时间:04-11 整理:3721RD 点击:
I am trying to come up with a compact antenna in the ~5 MHz region. A ferrite loaded loop antenna seems to be a good way to go. But a number of papers I have read say that "magnetic loops only work in the near field", as the magnetic field does not propagate.

However, I see loop antennas like this Terk one that work fine for AM broadcast band reception from stations hundreds of miles away.

http://www.crutchfield.com/S-sjRAZkd...1000&id=review

Also, I know historically that these types of loop antennas were popular with Ham radio reception over very long distances.

Can someone explain why there are two diametrically opposed opinions of the loop antenna?

Using ferrite will place a limit on the amount of power you can transmitt from an antenna.

I am thinking 2 watts max (battery operated), and typically a lot lower. Am worried about the propagation range though.

What is the FCC going to think of this?

The usfull range is going to depend on a whole load of things. The HF part of the spectrum tends to be noisy. The background noise at the receiver location is going to make a big difference. A few years ago my local amateur radio club put up a 40m wire antenna from the top of a tall building.
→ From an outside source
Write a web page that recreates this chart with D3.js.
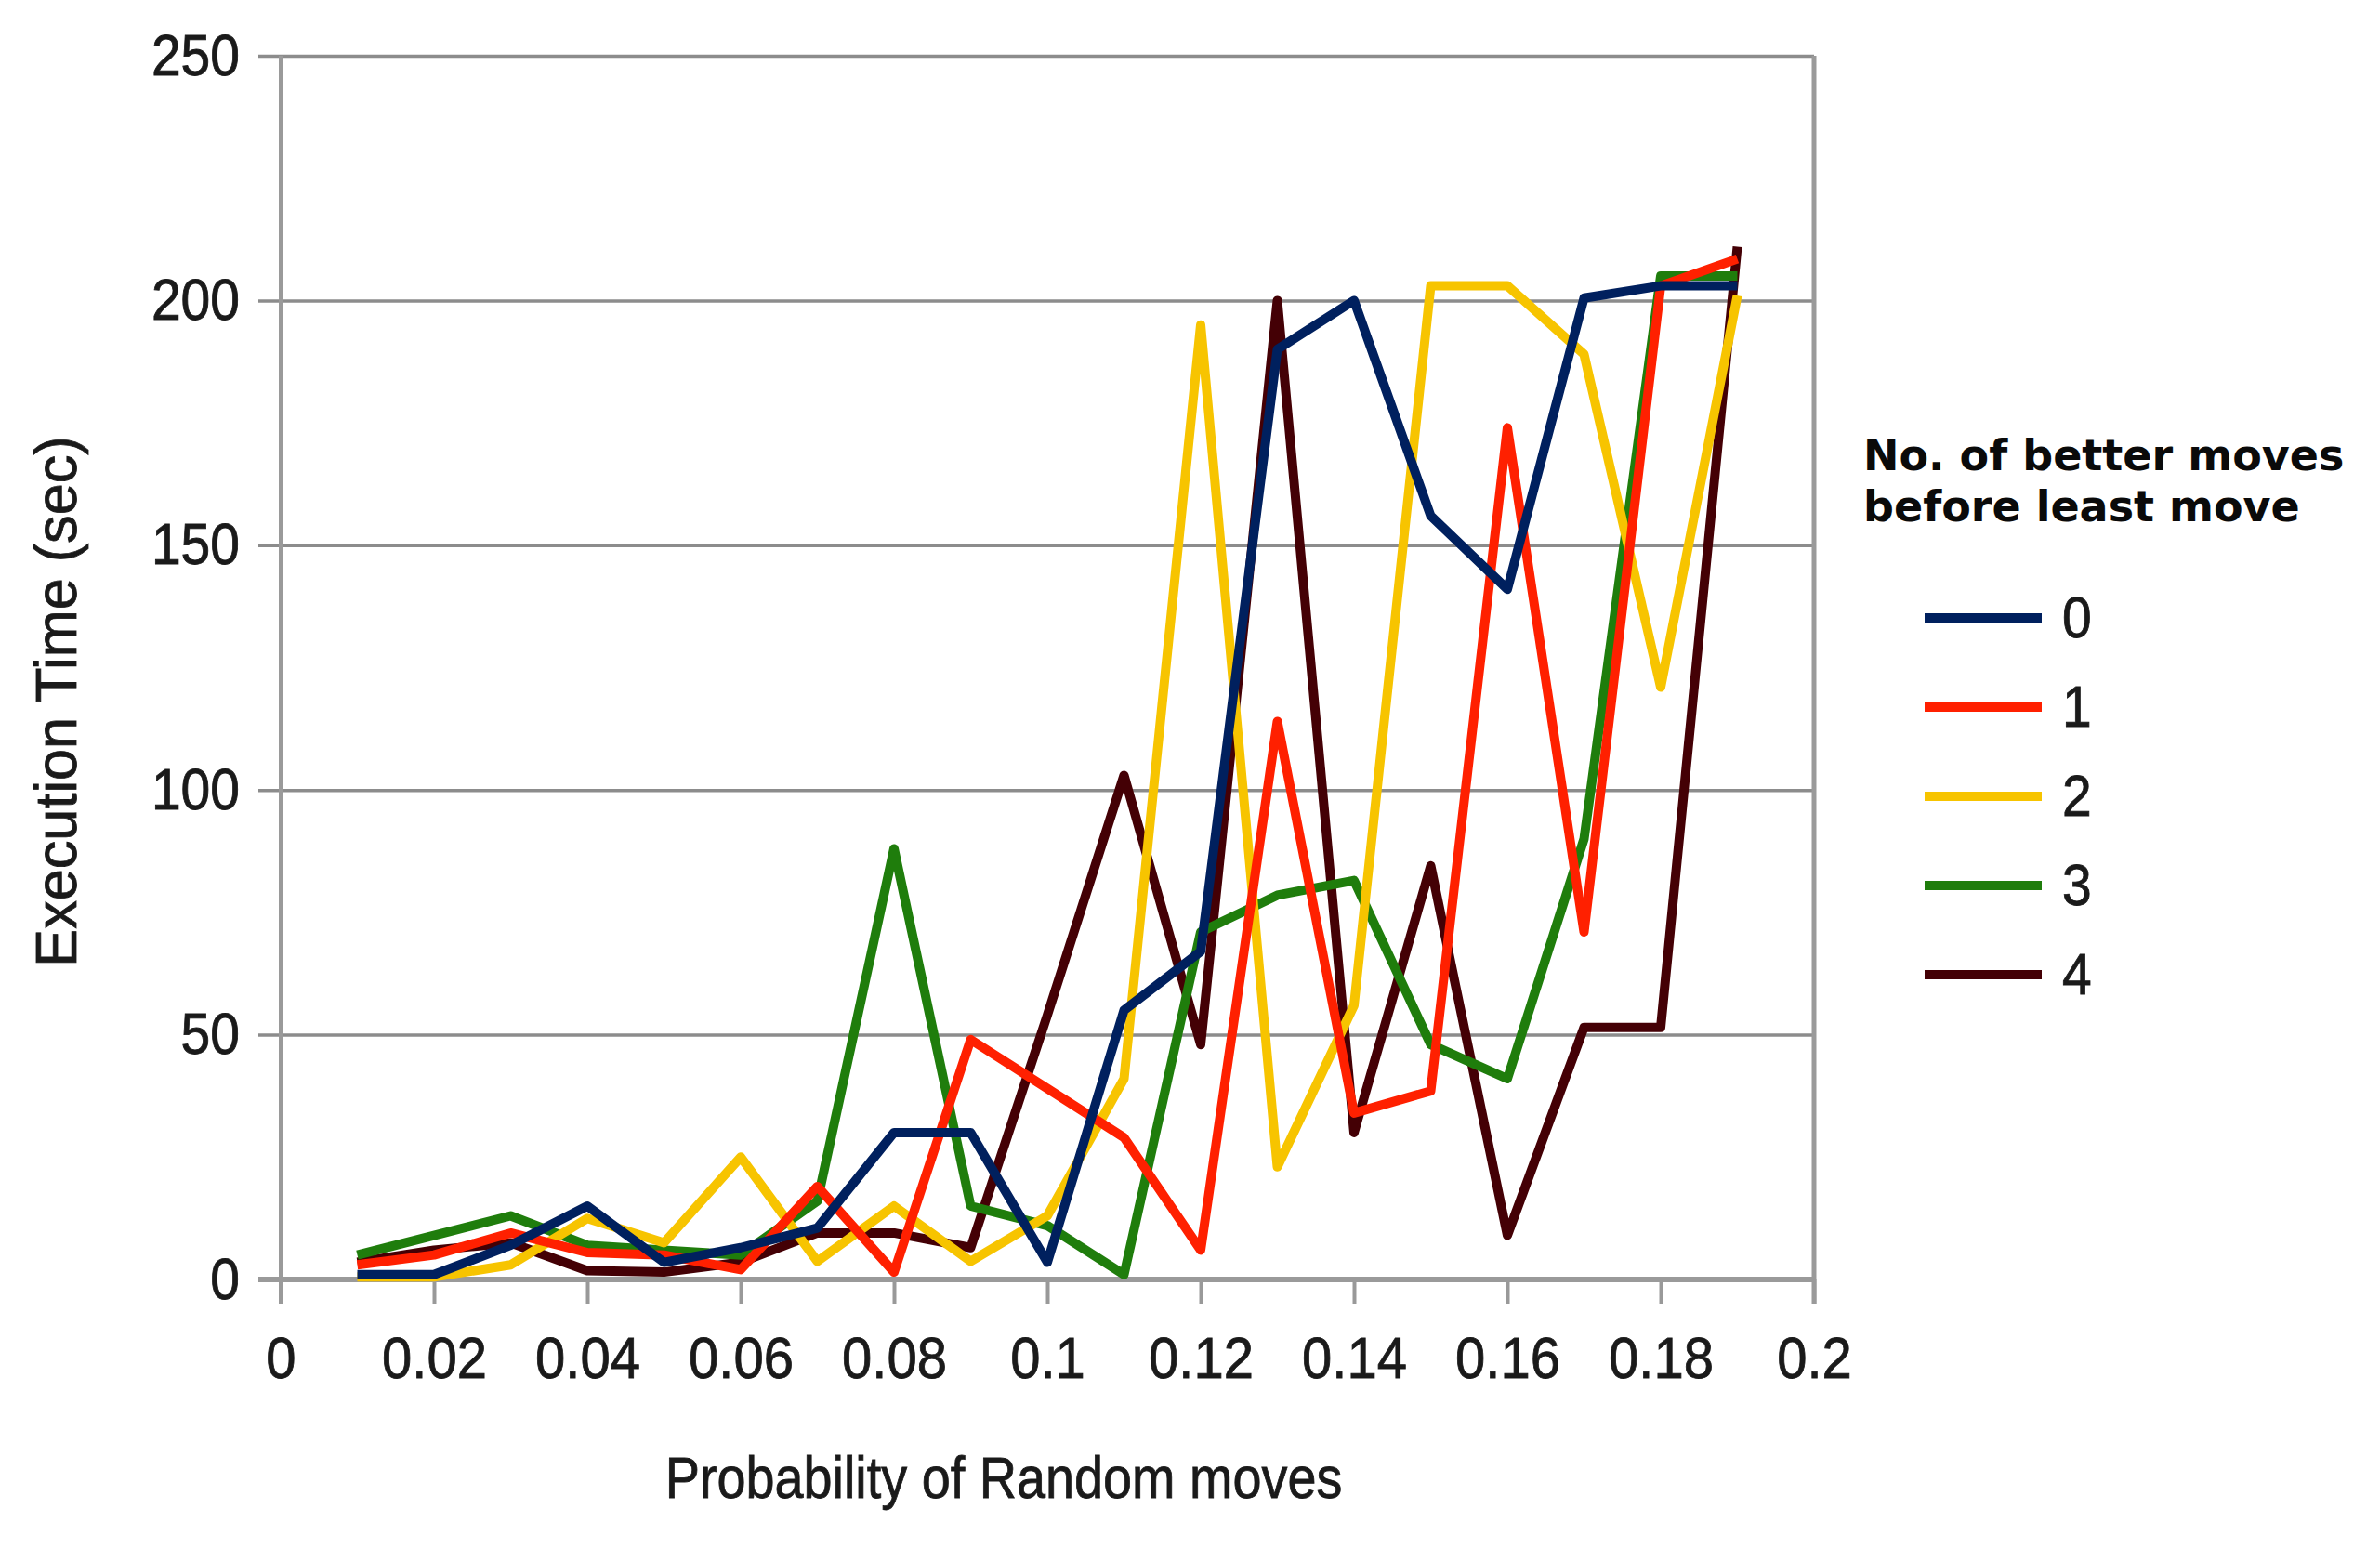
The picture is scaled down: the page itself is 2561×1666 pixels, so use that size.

Operators thousands of miles away could hear us but we could not hear them because the building was full of computers.

A receiver with a 30Hz wide filter for morse code will be able to discern and on or off carrier at greater distance than an AM signal will be receiveable.
Some of the new data modes using DSP will work even better.

2watts into a 1m loop resaonably high above the ground will be receivable at least five miles away with a good receive and a resonably large receiving antenna.

Either part 15 or part 90, should be ok with the FCC. And I agree, it is pretty noisy, but I too have a narrow effective bandwidth. I am just really trying to get the size down so someone can carry it/wear it, etc.

I don't think there is any chance of the FCC giving you a license for
5MHz so part 90 seems to be out.

Part 15 requires intentional radiators to be below 30uV/m at 30m at
frequencys between 1.705Mhz-30MHz
http://www.arrl.org/tis/info/part15.html

An online calulator says that comes out to about -75dBm from a dipole receiver antenna.
I'm guessing 40dB path loss with an smallish loop at 30m

Even with an inefficient tx antenna you should be thinking about
tranmsitter power in the region of microwatts not watts to be compliant
with part 15

If the poster above is a ham radio operator in e.g. the US, transmission on 5 MHz (60 m) is allowed. See

http://www.arrl.org/FandES/field/reg...ns/faq-60.html

I was told that 5.075 - 5.450 MHz was available for part 90 licensed operation. ?Si o No?

perhaps this article will be interresting for you .
ARDF was very popular in days of USSR . though they usually used bigger loop antennas for direction finding. The name of the game was "fox hunting " and it is still there.
Have a look to antenna - this construction uses ferrite one for direction finding in 3.6 MHz band.
Tx output power is restricted to watts -dont remeber exact number. Radio coverage was about few km's. You can find more on subject and get idea on feasible ferrite antenna working range.